Right now the weather looks pretty good for the trip, but forecasts become unreliable more than a week out. It will likely take us about 11 days to get to Alaska, so the weather for the second week is still a bit uncertain.

There are five of us aboard Starr for this passage. Don and Sharry Stabbert, Starr's owners, have been cruising her extensively for nineteen years.
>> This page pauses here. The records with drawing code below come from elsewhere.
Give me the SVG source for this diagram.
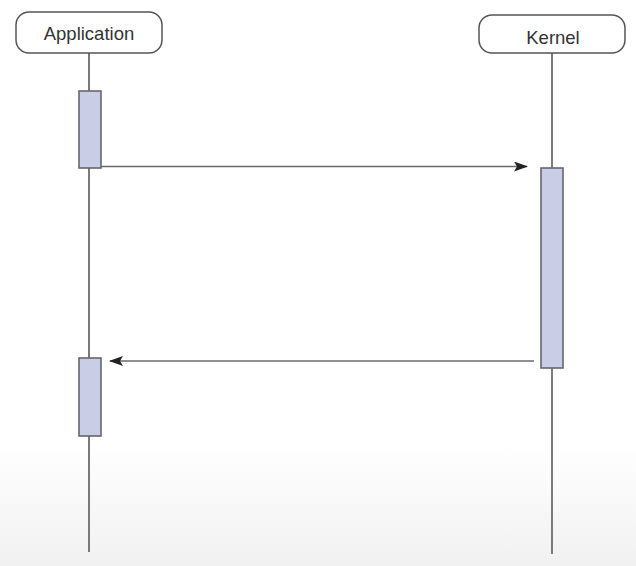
<svg xmlns="http://www.w3.org/2000/svg" width="636" height="566" viewBox="0 0 636 566">
<style>
.head{fill:#ffffff;stroke:#555555;stroke-width:1.5}
.label{font-family:"Liberation Sans",Arial,sans-serif;font-size:18.5px;fill:#333333;text-anchor:middle;dominant-baseline:central}
.life{stroke:#7a7a7a;stroke-width:2;fill:none}
.act{fill:#c9cee6;stroke:#666670;stroke-width:1.6}
.msg{stroke:#6a6a6a;stroke-width:1.6;fill:none;marker-end:url(#arr)}
</style>
<defs>
<linearGradient id="bg" x1="0" y1="0" x2="0" y2="1">
<stop offset="0" stop-color="#ffffff"/>
<stop offset="0.78" stop-color="#ffffff"/>
<stop offset="1" stop-color="#f1f1f1"/>
</linearGradient>
<marker id="arr" viewBox="0 0 14 10" refX="13" refY="5" markerWidth="14" markerHeight="10" markerUnits="userSpaceOnUse" orient="auto">
<path d="M0,0 L14,5 L0,10 L3,5 Z" fill="#222222"/>
</marker>
</defs>
<rect x="0" y="0" width="636" height="566" fill="url(#bg)"/>
<g id="connectors">
<line class="msg" x1="101" y1="166.5" x2="527" y2="166.5"/>
<line class="msg" x1="534" y1="361" x2="110" y2="361"/>
</g>
<g id="application">
<line class="life" x1="89" y1="53" x2="89" y2="552"/>
<rect class="head" x="16" y="12" width="146" height="41" rx="13" ry="13"/>
<text class="label" x="89" y="33">Application</text>
<rect class="act" x="79" y="91" width="22" height="77"/>
<rect class="act" x="79" y="358" width="22" height="78"/>
</g>
<g id="kernel">
<line class="life" x1="552" y1="53" x2="552" y2="554"/>
<rect class="head" x="479" y="15" width="146" height="38" rx="13" ry="13"/>
<text class="label" x="553" y="37">Kernel</text>
<rect class="act" x="541" y="168" width="22" height="200"/>
</g>
</svg>
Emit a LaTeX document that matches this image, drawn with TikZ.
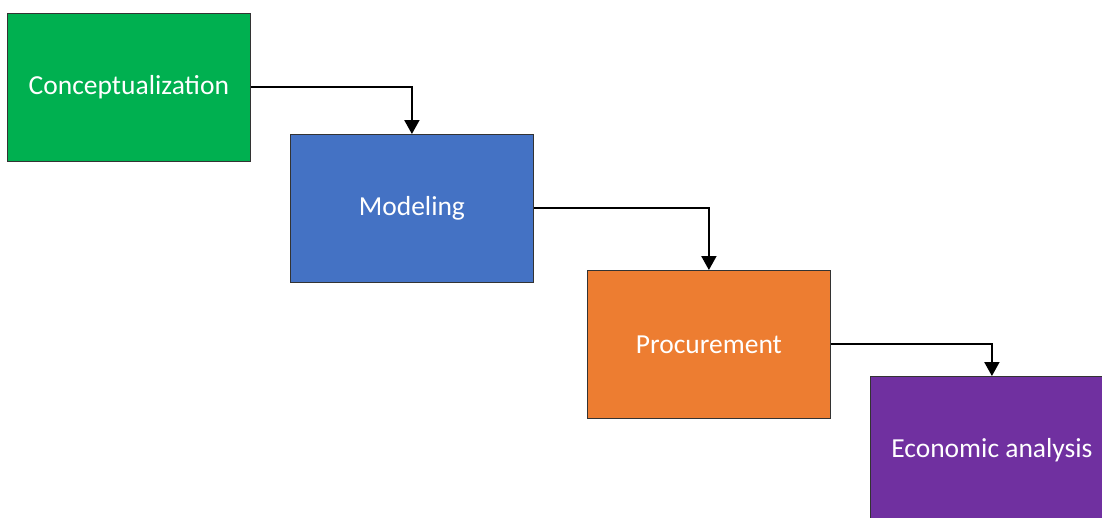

They are running the show, with Kyle Kim, Clay Hutchinson, and myself (Noodle) aboard as crew.

Friday, May 11, 2018

A New Direction

Over the past forty two years nearly all of my cruising adventures have focused on the South Pacific.  I'm still in love with the place, and I'll never get tired of it, but after six voyages south it seems like the time is ripe to do some exploring somewhere else in the world.

As luck would have it, we got a couple of invitations to do some cruising on the Pacific coasts of Alaska and British Columbia this summer.  Don and Sharry Stabbert have invited us to make the passage from Honolulu to Kodiak, Alaska with them aboard their seventy five foot motor vessel, Starr.  Lori declined because she gets seasick, but I jumped at the opportunity.  Starr is quite seaworthy and comfortable, and the trip should be fun.  We'll depart the Ala Wai when the weather looks good during the second half of May.  Lori may fly up to do some cruising with us once we arrive in Kodiak.

In mid July we'll be joining Matt and Vicki Dyer aboard their motor vessel, Thankful, in Sitka, Alaska.  Matt and Vicki cruised with us aboard Moku pe'a in Tahiti in 2011 and Tonga in 2014.  Matt also doublehanded with me aboard Moku pea on passages from Tahiti to Hawaii and Tonga to Tahiti.  It was always a laugh a minute cruising with the Dyers and we're looking forward to more of the same.  We'll spend a month exploring Alaska's fjord land.  Lori will fly out and I'll stay aboard for another month as we work our way south to Thankful's home port in Gig Harbor, Washington.